> [Task requirements]
For the entries below, copy exactly the line that contains "Generate a Python" through the line that contains "b2 = ax.bar(x", both ends included, and exclude all pictures.

> [Data for this task]

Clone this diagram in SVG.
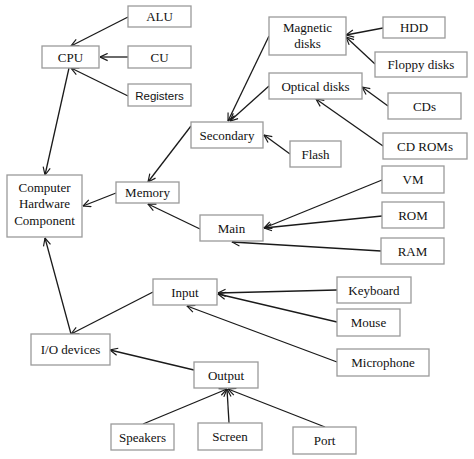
<svg xmlns="http://www.w3.org/2000/svg" width="474" height="459" viewBox="0 0 474 459">
<style>
.box{fill:#fff;stroke:#9a9a9a;stroke-width:1.3}
text{font-family:"Liberation Serif","Times New Roman",serif;font-size:13px;fill:#111;text-anchor:middle}
.sans{font-family:"Liberation Sans",Arial,sans-serif;font-size:11.5px}
.c line{stroke:#1a1a1a;stroke-width:1.3;marker-end:url(#a)}
</style>
<defs>
<marker id="a" viewBox="0 0 10 10" refX="9.5" refY="5" markerWidth="9" markerHeight="9" markerUnits="userSpaceOnUse" orient="auto">
<path d="M1,1 L9.5,5 L1,9" fill="none" stroke="#1a1a1a" stroke-width="1.3"/>
</marker>
</defs>
<rect width="474" height="459" fill="#fff"/>
<g class="c">
<line x1="128" y1="17" x2="71" y2="46"/>
<line x1="128" y1="57" x2="100" y2="57"/>
<line x1="128" y1="96" x2="71" y2="68"/>
<line x1="69" y1="68" x2="45" y2="175"/>
<line x1="269" y1="36" x2="228" y2="121"/>
<line x1="269" y1="86" x2="230" y2="121"/>
<line x1="383" y1="28" x2="346" y2="35"/>
<line x1="375" y1="64" x2="346" y2="37"/>
<line x1="388" y1="106" x2="362" y2="87"/>
<line x1="383" y1="146" x2="316" y2="99"/>
<line x1="290" y1="154" x2="264" y2="135"/>
<line x1="191" y1="126" x2="148" y2="182"/>
<line x1="116" y1="193" x2="83" y2="206"/>
<line x1="200" y1="229" x2="148" y2="204"/>
<line x1="382" y1="180" x2="264" y2="228"/>
<line x1="382" y1="216" x2="264" y2="228"/>
<line x1="381" y1="251" x2="232" y2="242"/>
<line x1="337" y1="290" x2="218" y2="293"/>
<line x1="337" y1="322" x2="218" y2="294"/>
<line x1="337" y1="362" x2="187" y2="306"/>
<line x1="153" y1="292" x2="71" y2="334"/>
<line x1="71" y1="334" x2="45" y2="238"/>
<line x1="194" y1="370" x2="110" y2="350"/>
<line x1="143" y1="424" x2="227" y2="389"/>
<line x1="229" y1="423" x2="227" y2="389"/>
<line x1="325" y1="427" x2="228" y2="389"/>
</g>
<g id="alu"><rect class="box" x="128" y="6" width="63" height="21"/><text x="159.5" y="21">ALU</text></g>
<g id="cpu"><rect class="box" x="42" y="46" width="57" height="22"/><text x="70.5" y="61.5">CPU</text></g>
<g id="cu"><rect class="box" x="128" y="46" width="63" height="22"/><text x="159.5" y="61.5">CU</text></g>
<g id="registers"><rect class="box" x="128" y="84" width="63" height="22"/><text class="sans" x="159.5" y="99.5">Registers</text></g>
<g id="magnetic"><rect class="box" x="269" y="17" width="77" height="38"/><text x="307.5" y="32">Magnetic</text><text x="307.5" y="48">disks</text></g>
<g id="hdd"><rect class="box" x="383" y="17" width="62" height="21"/><text x="414" y="32">HDD</text></g>
<g id="floppy"><rect class="box" x="375" y="52" width="92" height="25"/><text x="421" y="69">Floppy disks</text></g>
<g id="optical"><rect class="box" x="269" y="73" width="93" height="26"/><text x="315.5" y="90.5">Optical disks</text></g>
<g id="cds"><rect class="box" x="388" y="93" width="73" height="26"/><text x="424.5" y="110.5">CDs</text></g>
<g id="cdroms"><rect class="box" x="383" y="133" width="84" height="26"/><text x="425" y="150.5">CD ROMs</text></g>
<g id="secondary"><rect class="box" x="191" y="122" width="72" height="26"/><text x="227" y="139.5">Secondary</text></g>
<g id="flash"><rect class="box" x="290" y="141" width="51" height="26"/><text x="315.5" y="158.5">Flash</text></g>
<g id="chc"><rect class="box" x="7" y="175" width="75" height="62"/><text x="44.5" y="192">Computer</text><text x="44.5" y="208">Hardware</text><text x="44.5" y="224.5">Component</text></g>
<g id="memory"><rect class="box" x="116" y="182" width="63" height="21"/><text x="147.5" y="197">Memory</text></g>
<g id="main"><rect class="box" x="200" y="215" width="63" height="26"/><text x="231.5" y="232.5">Main</text></g>
<g id="vm"><rect class="box" x="382" y="166" width="62" height="27"/><text x="413" y="184">VM</text></g>
<g id="rom"><rect class="box" x="382" y="202" width="62" height="26"/><text x="413" y="219.5">ROM</text></g>
<g id="ram"><rect class="box" x="381" y="238" width="63" height="26"/><text x="412.5" y="255.5">RAM</text></g>
<g id="keyboard"><rect class="box" x="337" y="277" width="74" height="26"/><text x="374" y="294.5">Keyboard</text></g>
<g id="input"><rect class="box" x="153" y="279" width="64" height="26"/><text x="185" y="296.5">Input</text></g>
<g id="mouse"><rect class="box" x="337" y="309" width="63" height="27"/><text x="368.5" y="327">Mouse</text></g>
<g id="microphone"><rect class="box" x="337" y="349" width="92" height="27"/><text x="383" y="367">Microphone</text></g>
<g id="io"><rect class="box" x="31" y="334" width="79" height="31"/><text x="70.5" y="354">I/O devices</text></g>
<g id="output"><rect class="box" x="194" y="362" width="64" height="26"/><text x="226" y="379.5">Output</text></g>
<g id="speakers"><rect class="box" x="111" y="424" width="63" height="26"/><text x="142.5" y="441.5">Speakers</text></g>
<g id="screen"><rect class="box" x="198" y="423" width="64" height="27"/><text x="230" y="441">Screen</text></g>
<g id="port"><rect class="box" x="293" y="427" width="63" height="27"/><text x="324.5" y="445">Port</text></g>
</svg>
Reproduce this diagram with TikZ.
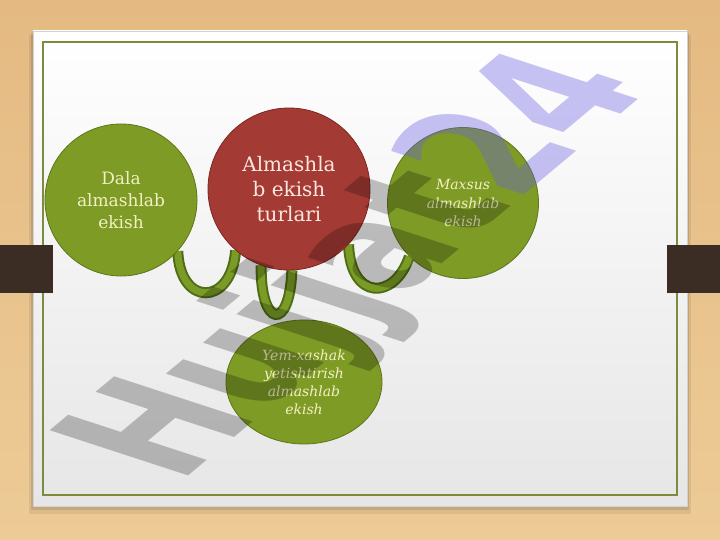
\documentclass[tikz,border=0pt]{standalone}
\usepackage{fontspec}
\setmainfont{DejaVu Serif}
\newfontfamily\wmfont{DejaVu Sans}
\usetikzlibrary{shapes.geometric}
\definecolor{woodA}{HTML}{E4BA82}
\definecolor{woodB}{HTML}{EDCB96}
\definecolor{slidebot}{HTML}{E6E6E6}
\definecolor{innerborder}{HTML}{7D8B3F}
\definecolor{tabcol}{HTML}{3B2C24}
\definecolor{ballgreen}{HTML}{7E9B25}
\definecolor{balledge}{HTML}{5C7618}
\definecolor{ballred}{HTML}{A43A34}
\definecolor{rededge}{HTML}{7E2622}
\definecolor{txtgreen}{HTML}{F2F0C4}
\definecolor{txtred}{HTML}{FBE7DF}
\definecolor{ribdark}{HTML}{4F6D16}
\definecolor{riblight}{HTML}{7A9C26}
\definecolor{wmgray}{HTML}{C3C3C3}
\definecolor{wmlav}{HTML}{6C5FE4}
\pgfdeclarelayer{bg}
\pgfsetlayers{bg,main}
\tikzset{
  greenball/.style={circle, fill=ballgreen, draw=balledge, line width=0.8pt, inner sep=0pt, text=txtgreen, align=center},
  redball/.style={circle, fill=ballred, draw=rededge, line width=0.8pt, inner sep=0pt, text=txtred, align=center},
  ribbonback/.style={draw=ribdark, line width=11pt},
  ribbonfront/.style={draw=riblight, line width=7pt},
  wmtext/.style={cm={4.94,4.13,-9.5,3.1,(0,0)}, transform shape, anchor=base west, inner sep=0pt, font=\wmfont\bfseries\fontsize{20}{24}\selectfont},
}
\begin{document}
\begin{tikzpicture}[x=1pt,y=-1pt]
\useasboundingbox (0,0) rectangle (720,540);
\begin{pgfonlayer}{bg}
\shade[top color=woodA, bottom color=woodB] (0,0) rectangle (720,540);
\fill[black, opacity=0.07] (29,35) rectangle (691,514);
\fill[black, opacity=0.1] (31,33) rectangle (689,510);
\shade[top color=white, bottom color=slidebot, draw=gray!35] (33,31) rectangle (687,506);
\draw[innerborder, line width=1.4pt] (43,42) rectangle (677,495);
\fill[tabcol] (0,245) rectangle (53,293);
\fill[tabcol] (667,245) rectangle (720,293);
\end{pgfonlayer}

\node[greenball, minimum size=152pt, font=\fontsize{17}{22}\selectfont] (dala) at (121,200) {Dala\\almashlab\\ekish};
\node[redball, minimum size=162pt, font=\fontsize{20}{25}\selectfont] (red) at (289,189) {Almashla\\b ekish\\turlari};
\node[greenball, minimum size=151pt, font=\fontsize{14}{18.5}\selectfont\itshape] (maxsus) at (463,203) {Maxsus\\almashlab\\ekish};
\node[greenball, ellipse, minimum width=156pt, minimum height=124pt, font=\fontsize{14}{18}\selectfont\itshape] (yem) at (304,382) {Yem-xashak\\yetishtirish\\almashlab\\ekish};

\begin{pgfonlayer}{bg}
\foreach \st in {ribbonback, ribbonfront}{
  \draw[\st] (dala.-42) .. controls +(2,56) and +(-4,56) .. (red.-131);
  \draw[\st] (red.-110) .. controls +(-1,62) and +(-2,62) .. (red.-88);
  \draw[\st] (red.-43) .. controls +(2,56) and +(-15,44) .. (maxsus.-135);
}
\end{pgfonlayer}

\begin{scope}[blend mode=multiply]
\node[wmtext, text=wmgray] (wm) at (178.6,484) {Hujjat};
\end{scope}
\node[wmtext, text=wmlav, text opacity=0.375] (wmnum) at (wm.base east) {24};
\end{tikzpicture}
\end{document}
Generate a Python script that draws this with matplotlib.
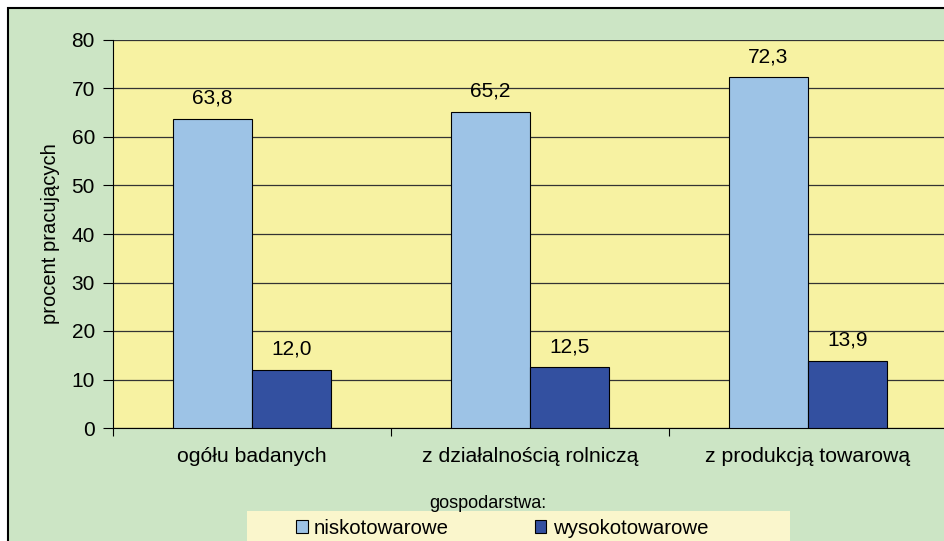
import matplotlib
matplotlib.use('Agg')
from matplotlib import pyplot as plt
from matplotlib.patches import Rectangle, Patch
import numpy as np

categories = ['ogółu badanych', 'z działalnością rolniczą', 'z produkcją towarową']
niskotowarowe = [63.8, 65.2, 72.3]
wysokotowarowe = [12.0, 12.5, 13.9]
series_names = ['niskotowarowe', 'wysokotowarowe']
yticks = [0, 10, 20, 30, 40, 50, 60, 70, 80]

plt.rcParams['font.family'] = ['Liberation Sans', 'DejaVu Sans']

W, H = 944, 541
fig = plt.figure(figsize=(W / 100, H / 100), dpi=100, facecolor='white')

# green chart background with black frame (runs off the right/bottom edge)
fig.patches.append(Rectangle((8 / W, -0.1), 1.2, 1.1 - 8 / H,
                             transform=fig.transFigure, facecolor='#cce5c5',
                             edgecolor='black', linewidth=1.5, zorder=-5))

ax = fig.add_axes([113 / W, 113 / H, 834 / W, 388 / H])
ax.set_facecolor('#f7f2a2')

x = np.arange(len(categories))
w = 0.284
b1 = ax.bar(x - w / 2, niskotowarowe, w, color='#9dc3e6', edgecolor='black', linewidth=0.8, zorder=3)
b2 = ax.bar(x + w / 2, wysokotowarowe, w, color='#3350a0', edgecolor='black', linewidth=0.8, zorder=3)

for bars in (b1, b2):
    for r in bars:
        v = r.get_height()
        ax.annotate(('%.1f' % v).replace('.', ','), (r.get_x() + r.get_width() / 2, v),
                    xytext=(0, 8), textcoords='offset points', ha='center', va='bottom',
                    fontsize=15)

ax.set_ylim(0, 80)
ax.set_xlim(-0.5, 2.5)
ax.set_yticks(yticks)
ax.set_yticklabels([str(t) for t in yticks], fontsize=15)
ax.yaxis.grid(True, color='#333333', linewidth=0.9, zorder=0)
ax.set_axisbelow(True)
ax.tick_params(axis='y', direction='out', length=7, width=0.8, pad=6)

# category ticks at group boundaries, labels in the middle
ax.set_xticks([-0.5, 0.5, 1.5, 2.5])
ax.set_xticklabels([])
ax.set_xticks(x, minor=True)
ax.set_xticklabels(categories, minor=True, fontsize=15.3)
ax.tick_params(axis='x', which='major', direction='out', length=6, width=0.8)
ax.tick_params(axis='x', which='minor', length=0, pad=14)

for s in ['top', 'right']:
    ax.spines[s].set_visible(False)
ax.spines['left'].set_color('black')
ax.spines['bottom'].set_color('black')

ax.set_ylabel('procent pracujących', fontsize=14.5, labelpad=8)

# legend
fig.text(488 / W, 1 - 504 / H, 'gospodarstwa:', ha='center', va='center', fontsize=13)
fig.patches.append(Rectangle((247 / W, -0.1), 543 / W, 0.1 + 30 / H,
                             transform=fig.transFigure, facecolor='#faf6cc',
                             edgecolor='none', zorder=-4))
handles = [Patch(facecolor='#9dc3e6', edgecolor='black', linewidth=0.8),
           Patch(facecolor='#3350a0', edgecolor='black', linewidth=0.8)]
fig.legend(handles, series_names, loc='center', bbox_to_anchor=(502 / W, 1 - 528 / H),
           ncol=2, frameon=False, fontsize=14.7, handlelength=0.58, handleheight=0.58,
           handletextpad=0.3, columnspacing=4.2, borderpad=0)

fig.savefig('out.png', dpi=100, facecolor='white')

> [Completed task]
Generate a Python script that draws this with matplotlib.
import matplotlib
matplotlib.use('Agg')
from matplotlib import pyplot as plt
from matplotlib.patches import Rectangle, Patch
import numpy as np

categories = ['ogółu badanych', 'z działalnością rolniczą', 'z produkcją towarową']
niskotowarowe = [63.8, 65.2, 72.3]
wysokotowarowe = [12.0, 12.5, 13.9]
series_names = ['niskotowarowe', 'wysokotowarowe']
yticks = [0, 10, 20, 30, 40, 50, 60, 70, 80]

plt.rcParams['font.family'] = ['Liberation Sans', 'DejaVu Sans']

W, H = 944, 541
fig = plt.figure(figsize=(W / 100, H / 100), dpi=100, facecolor='white')

# green chart background with black frame (runs off the right/bottom edge)
fig.patches.append(Rectangle((8 / W, -0.1), 1.2, 1.1 - 8 / H,
                             transform=fig.transFigure, facecolor='#cce5c5',
                             edgecolor='black', linewidth=1.5, zorder=-5))

ax = fig.add_axes([113 / W, 113 / H, 834 / W, 388 / H])
ax.set_facecolor('#f7f2a2')

x = np.arange(len(categories))
w = 0.284
b1 = ax.bar(x - w / 2, niskotowarowe, w, color='#9dc3e6', edgecolor='black', linewidth=0.8, zorder=3)
b2 = ax.bar(x + w / 2, wysokotowarowe, w, color='#3350a0', edgecolor='black', linewidth=0.8, zorder=3)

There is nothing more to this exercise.